Enforcement and Penalties

Attorney General Enforcement

Every MHMDA violation is automatically classified as an unfair or deceptive trade practice under Washington’s Consumer Protection Act (CPA).6Washington State Legislature. Washington Code 19.373.090 – Application of Consumer Protection Act The Attorney General can bring enforcement actions and seek civil penalties of up to $7,500 for each individual violation.7Washington State Legislature. Washington Code 19.86.140 – Civil Penalties Because the penalty is per violation, a company that mishandles data from thousands of consumers faces exposure that can scale quickly.

Private Right of Action

Washington residents do not need to wait for the Attorney General to act. The CPA’s private enforcement provision lets individual consumers sue businesses that mishandle their health data. A prevailing consumer can recover actual damages, court costs, and reasonable attorney fees.8Washington State Legislature. Washington Code 19.86.090 – Civil Action for Damages The court can also multiply the damages award up to three times the actual harm, with the treble damages portion capped at $25,000.

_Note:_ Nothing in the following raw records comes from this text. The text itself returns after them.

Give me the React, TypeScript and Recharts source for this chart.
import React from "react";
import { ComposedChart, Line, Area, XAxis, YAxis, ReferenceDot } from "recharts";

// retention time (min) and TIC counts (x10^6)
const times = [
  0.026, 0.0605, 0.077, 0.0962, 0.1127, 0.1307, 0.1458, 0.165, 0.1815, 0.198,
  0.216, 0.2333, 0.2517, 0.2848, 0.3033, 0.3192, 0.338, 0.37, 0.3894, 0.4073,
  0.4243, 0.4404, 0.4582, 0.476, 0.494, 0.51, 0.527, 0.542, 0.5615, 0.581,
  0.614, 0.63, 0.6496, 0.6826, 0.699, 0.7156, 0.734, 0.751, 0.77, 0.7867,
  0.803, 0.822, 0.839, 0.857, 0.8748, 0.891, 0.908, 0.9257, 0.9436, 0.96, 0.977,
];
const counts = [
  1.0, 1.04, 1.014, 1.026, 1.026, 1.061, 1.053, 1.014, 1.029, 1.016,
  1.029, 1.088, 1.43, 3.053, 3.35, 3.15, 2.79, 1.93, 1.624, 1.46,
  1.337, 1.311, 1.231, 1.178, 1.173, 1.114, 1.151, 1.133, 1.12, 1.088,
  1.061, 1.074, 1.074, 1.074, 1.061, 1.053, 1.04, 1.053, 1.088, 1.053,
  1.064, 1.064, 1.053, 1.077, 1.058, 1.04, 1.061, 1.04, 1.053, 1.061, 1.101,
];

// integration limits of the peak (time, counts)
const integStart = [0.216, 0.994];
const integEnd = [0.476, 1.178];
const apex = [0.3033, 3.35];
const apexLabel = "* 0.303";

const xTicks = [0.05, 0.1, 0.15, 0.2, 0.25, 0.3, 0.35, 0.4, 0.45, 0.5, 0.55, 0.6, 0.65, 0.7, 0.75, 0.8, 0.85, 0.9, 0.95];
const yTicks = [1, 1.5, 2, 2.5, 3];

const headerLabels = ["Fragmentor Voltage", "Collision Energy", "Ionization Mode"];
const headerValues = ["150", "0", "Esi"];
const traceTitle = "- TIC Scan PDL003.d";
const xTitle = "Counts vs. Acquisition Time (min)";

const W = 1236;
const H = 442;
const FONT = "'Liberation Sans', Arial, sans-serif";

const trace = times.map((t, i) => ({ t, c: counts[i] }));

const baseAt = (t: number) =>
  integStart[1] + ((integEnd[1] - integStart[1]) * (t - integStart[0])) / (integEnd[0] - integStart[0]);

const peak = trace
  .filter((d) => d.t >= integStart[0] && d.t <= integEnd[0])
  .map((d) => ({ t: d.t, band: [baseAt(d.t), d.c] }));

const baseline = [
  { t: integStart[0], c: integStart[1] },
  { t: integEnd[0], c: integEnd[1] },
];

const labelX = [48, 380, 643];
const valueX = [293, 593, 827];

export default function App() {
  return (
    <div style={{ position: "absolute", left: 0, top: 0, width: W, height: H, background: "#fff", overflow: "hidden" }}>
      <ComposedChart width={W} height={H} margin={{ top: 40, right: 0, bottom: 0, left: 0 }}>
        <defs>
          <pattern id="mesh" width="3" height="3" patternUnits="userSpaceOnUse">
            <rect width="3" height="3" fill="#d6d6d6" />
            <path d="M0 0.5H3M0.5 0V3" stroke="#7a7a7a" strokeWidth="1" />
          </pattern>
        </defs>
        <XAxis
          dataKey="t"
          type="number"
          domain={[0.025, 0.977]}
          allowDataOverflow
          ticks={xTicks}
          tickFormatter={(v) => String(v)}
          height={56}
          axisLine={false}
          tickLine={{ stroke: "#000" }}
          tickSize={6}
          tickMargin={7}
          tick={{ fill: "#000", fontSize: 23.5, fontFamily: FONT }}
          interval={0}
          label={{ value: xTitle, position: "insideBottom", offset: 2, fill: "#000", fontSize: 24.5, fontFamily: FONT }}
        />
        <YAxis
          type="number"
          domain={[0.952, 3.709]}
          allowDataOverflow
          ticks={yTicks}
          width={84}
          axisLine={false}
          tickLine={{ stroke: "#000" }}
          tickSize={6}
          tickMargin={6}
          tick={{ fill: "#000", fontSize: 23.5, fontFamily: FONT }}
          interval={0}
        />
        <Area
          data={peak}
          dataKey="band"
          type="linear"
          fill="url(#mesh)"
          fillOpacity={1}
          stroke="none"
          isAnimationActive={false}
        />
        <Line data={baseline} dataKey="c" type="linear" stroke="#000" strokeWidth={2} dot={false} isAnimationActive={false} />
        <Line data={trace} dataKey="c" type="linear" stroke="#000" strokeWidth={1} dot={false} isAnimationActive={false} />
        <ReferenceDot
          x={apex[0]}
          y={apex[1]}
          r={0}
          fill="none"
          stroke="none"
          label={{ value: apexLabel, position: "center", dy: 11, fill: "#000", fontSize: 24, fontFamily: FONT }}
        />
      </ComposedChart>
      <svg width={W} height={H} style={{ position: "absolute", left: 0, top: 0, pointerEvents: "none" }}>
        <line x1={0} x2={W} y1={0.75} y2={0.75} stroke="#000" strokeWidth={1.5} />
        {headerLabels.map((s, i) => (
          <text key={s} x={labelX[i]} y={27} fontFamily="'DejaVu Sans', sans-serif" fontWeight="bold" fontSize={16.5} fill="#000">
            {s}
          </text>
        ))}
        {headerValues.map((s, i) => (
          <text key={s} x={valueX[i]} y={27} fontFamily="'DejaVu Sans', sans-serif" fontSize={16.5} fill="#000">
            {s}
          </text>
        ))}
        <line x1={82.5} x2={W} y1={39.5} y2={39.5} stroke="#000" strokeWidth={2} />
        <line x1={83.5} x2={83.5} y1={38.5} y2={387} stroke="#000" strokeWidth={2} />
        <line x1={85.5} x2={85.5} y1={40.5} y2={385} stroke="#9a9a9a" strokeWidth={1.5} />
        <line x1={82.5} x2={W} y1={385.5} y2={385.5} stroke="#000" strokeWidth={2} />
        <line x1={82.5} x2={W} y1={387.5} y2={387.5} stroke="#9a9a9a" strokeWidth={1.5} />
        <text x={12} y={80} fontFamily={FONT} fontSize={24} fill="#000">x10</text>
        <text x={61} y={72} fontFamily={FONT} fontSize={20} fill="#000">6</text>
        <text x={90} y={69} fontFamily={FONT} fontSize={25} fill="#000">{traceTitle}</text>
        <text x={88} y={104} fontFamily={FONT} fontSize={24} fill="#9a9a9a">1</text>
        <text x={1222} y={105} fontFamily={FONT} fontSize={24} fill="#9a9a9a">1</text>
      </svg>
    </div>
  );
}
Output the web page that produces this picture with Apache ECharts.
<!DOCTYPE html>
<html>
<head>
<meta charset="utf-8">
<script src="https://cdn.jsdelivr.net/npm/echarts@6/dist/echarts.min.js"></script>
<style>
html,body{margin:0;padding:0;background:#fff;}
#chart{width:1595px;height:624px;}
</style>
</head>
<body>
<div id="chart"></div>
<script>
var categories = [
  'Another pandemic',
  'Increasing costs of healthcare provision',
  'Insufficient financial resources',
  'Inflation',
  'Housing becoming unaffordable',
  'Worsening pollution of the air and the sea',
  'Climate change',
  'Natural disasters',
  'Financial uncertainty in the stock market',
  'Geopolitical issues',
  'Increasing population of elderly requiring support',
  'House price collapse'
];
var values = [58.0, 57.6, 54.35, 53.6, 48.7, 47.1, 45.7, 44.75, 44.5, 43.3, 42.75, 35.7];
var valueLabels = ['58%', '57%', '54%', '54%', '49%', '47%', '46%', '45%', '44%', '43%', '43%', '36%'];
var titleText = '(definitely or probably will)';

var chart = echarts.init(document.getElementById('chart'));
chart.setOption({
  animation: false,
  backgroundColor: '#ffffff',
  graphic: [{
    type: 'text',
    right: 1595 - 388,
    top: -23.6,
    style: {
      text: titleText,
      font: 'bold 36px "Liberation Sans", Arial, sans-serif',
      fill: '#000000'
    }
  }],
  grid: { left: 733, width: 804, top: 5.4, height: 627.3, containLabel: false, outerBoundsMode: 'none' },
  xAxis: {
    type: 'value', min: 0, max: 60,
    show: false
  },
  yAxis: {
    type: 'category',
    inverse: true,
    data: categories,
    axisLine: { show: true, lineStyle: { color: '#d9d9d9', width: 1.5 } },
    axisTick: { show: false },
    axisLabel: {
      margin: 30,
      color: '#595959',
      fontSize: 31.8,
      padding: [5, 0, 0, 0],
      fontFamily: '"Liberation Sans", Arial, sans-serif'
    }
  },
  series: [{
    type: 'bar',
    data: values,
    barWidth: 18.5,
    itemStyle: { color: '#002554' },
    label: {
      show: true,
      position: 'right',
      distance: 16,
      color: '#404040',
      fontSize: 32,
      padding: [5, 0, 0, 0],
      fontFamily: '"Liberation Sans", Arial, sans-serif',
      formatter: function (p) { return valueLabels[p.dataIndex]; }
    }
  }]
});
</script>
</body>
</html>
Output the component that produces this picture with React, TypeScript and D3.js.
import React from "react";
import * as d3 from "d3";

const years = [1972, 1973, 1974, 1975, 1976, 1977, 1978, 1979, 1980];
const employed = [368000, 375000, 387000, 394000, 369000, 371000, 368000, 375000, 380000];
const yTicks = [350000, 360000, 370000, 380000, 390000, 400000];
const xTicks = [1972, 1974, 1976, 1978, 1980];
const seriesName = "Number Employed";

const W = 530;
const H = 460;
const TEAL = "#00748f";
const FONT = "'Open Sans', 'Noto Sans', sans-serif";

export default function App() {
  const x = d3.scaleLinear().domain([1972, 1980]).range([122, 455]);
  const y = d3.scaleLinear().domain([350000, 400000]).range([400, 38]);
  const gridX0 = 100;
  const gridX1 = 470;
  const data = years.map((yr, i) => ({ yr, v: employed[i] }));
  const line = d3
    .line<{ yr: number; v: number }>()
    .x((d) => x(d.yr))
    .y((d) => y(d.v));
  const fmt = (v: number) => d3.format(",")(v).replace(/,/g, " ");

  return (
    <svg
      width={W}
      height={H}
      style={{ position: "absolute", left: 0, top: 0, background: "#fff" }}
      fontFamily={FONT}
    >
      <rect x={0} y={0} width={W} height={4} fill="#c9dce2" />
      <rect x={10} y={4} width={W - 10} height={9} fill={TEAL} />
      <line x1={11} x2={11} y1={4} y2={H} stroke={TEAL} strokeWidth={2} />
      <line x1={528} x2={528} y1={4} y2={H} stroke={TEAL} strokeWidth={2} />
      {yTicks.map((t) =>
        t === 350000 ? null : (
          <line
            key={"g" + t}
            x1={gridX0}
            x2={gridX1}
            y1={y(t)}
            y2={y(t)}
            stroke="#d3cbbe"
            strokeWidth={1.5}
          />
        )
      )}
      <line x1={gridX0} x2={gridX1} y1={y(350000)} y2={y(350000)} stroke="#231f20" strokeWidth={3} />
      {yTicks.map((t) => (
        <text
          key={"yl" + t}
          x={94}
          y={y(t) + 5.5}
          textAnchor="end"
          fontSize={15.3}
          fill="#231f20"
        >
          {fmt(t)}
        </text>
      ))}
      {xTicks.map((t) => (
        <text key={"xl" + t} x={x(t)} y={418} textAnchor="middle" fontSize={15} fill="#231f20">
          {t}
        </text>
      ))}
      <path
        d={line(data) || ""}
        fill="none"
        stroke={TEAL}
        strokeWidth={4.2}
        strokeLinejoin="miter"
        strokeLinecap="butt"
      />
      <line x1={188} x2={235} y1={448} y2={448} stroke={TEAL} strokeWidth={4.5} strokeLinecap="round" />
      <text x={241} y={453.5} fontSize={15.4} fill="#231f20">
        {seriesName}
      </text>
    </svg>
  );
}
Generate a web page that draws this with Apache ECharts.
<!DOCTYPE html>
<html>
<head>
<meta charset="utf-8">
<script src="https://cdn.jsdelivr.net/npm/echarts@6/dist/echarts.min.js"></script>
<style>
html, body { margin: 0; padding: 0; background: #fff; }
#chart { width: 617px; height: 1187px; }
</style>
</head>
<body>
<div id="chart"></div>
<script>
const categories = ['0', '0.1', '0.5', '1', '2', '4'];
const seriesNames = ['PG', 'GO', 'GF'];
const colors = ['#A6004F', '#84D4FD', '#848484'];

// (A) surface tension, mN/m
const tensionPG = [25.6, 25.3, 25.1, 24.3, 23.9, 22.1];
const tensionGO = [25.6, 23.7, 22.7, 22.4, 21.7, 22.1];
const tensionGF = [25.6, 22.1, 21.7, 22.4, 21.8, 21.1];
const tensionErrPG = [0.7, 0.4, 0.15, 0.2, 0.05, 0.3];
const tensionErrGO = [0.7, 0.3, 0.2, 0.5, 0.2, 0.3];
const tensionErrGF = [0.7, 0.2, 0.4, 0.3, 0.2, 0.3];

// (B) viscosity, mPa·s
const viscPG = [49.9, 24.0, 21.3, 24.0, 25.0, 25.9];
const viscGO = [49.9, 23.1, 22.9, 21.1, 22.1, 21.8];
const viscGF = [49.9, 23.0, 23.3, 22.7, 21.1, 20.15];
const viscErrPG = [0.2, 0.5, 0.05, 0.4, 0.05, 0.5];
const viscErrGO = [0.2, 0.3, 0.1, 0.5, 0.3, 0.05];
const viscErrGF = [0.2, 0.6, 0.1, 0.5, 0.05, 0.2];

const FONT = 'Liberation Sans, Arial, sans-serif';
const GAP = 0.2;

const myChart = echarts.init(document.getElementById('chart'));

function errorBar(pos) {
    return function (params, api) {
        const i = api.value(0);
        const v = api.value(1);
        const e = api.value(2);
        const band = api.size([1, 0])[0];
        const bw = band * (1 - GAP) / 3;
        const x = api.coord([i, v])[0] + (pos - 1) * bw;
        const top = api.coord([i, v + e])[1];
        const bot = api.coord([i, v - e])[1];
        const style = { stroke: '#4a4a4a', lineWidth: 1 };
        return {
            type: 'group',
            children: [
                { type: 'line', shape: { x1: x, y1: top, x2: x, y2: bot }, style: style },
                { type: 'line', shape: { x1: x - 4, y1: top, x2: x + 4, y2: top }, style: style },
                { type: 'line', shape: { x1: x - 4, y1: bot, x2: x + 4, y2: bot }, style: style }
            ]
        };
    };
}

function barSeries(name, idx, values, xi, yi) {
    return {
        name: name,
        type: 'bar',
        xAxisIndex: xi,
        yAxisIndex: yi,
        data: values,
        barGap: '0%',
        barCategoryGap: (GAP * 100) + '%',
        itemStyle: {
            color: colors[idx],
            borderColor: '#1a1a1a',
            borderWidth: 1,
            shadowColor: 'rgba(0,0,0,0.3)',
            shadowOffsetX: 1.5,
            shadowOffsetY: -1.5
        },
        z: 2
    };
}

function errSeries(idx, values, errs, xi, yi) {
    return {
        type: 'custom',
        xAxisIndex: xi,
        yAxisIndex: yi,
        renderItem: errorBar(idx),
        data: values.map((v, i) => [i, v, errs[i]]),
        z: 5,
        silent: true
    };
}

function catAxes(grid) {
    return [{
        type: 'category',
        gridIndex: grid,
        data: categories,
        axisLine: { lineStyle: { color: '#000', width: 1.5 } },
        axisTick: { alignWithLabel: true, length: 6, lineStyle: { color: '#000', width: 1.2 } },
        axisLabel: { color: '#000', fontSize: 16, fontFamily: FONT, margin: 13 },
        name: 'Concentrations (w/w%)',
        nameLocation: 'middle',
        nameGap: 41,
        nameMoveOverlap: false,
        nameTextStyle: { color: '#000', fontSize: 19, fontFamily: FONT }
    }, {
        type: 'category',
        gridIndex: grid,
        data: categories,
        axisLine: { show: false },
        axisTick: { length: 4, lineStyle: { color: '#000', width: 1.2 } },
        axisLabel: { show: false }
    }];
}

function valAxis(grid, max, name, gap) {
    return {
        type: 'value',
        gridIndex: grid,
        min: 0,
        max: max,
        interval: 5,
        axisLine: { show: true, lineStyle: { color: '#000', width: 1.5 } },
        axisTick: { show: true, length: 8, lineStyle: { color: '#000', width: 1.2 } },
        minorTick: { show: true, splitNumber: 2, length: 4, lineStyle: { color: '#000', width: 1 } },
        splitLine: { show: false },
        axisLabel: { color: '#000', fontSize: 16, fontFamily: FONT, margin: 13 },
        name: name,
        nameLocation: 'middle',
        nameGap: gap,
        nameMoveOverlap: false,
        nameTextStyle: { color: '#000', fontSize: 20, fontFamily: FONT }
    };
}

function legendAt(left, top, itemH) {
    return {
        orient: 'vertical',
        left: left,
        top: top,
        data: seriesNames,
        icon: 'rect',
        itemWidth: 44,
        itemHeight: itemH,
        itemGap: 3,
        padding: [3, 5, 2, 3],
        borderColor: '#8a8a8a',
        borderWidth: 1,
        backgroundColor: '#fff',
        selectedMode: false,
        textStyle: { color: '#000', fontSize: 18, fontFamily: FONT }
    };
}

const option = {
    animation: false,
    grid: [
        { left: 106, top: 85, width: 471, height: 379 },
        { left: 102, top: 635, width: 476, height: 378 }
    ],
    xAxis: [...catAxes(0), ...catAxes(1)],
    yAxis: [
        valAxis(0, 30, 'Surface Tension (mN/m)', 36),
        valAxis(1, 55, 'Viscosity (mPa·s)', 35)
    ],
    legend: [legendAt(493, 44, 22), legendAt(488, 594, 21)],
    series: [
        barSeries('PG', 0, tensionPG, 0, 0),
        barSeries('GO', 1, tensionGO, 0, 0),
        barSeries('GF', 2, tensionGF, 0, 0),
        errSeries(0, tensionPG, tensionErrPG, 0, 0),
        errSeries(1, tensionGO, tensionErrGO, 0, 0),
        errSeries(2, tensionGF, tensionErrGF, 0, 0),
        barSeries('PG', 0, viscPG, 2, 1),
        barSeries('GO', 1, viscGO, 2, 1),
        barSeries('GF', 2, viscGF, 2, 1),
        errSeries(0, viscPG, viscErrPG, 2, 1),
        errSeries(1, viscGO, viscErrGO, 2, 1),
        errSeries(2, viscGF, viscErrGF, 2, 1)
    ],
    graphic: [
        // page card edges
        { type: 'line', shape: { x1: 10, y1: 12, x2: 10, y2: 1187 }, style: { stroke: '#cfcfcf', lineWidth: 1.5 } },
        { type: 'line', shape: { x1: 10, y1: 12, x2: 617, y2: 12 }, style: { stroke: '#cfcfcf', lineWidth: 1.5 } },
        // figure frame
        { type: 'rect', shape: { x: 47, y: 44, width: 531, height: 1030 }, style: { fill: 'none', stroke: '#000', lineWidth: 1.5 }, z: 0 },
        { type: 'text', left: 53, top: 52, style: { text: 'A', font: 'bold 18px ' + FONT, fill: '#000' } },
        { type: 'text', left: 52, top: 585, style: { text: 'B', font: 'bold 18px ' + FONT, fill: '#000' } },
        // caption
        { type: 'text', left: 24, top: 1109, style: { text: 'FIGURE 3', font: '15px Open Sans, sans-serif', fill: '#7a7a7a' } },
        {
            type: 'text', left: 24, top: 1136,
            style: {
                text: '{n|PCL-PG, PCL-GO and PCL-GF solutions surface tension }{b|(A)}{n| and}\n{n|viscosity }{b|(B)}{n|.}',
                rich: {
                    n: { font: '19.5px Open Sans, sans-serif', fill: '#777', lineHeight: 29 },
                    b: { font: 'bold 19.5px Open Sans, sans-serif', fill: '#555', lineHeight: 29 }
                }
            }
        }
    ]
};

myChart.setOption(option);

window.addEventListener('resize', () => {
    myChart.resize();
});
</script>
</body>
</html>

This dual enforcement structure is a real enforcement advantage for consumers. Many state privacy laws rely entirely on the attorney general to bring cases, which means enforcement depends on a government office’s budget and priorities. The MHMDA’s private right of action means any consumer with a legitimate claim and a motivated attorney can hold a company accountable directly, without waiting in line behind other state enforcement priorities.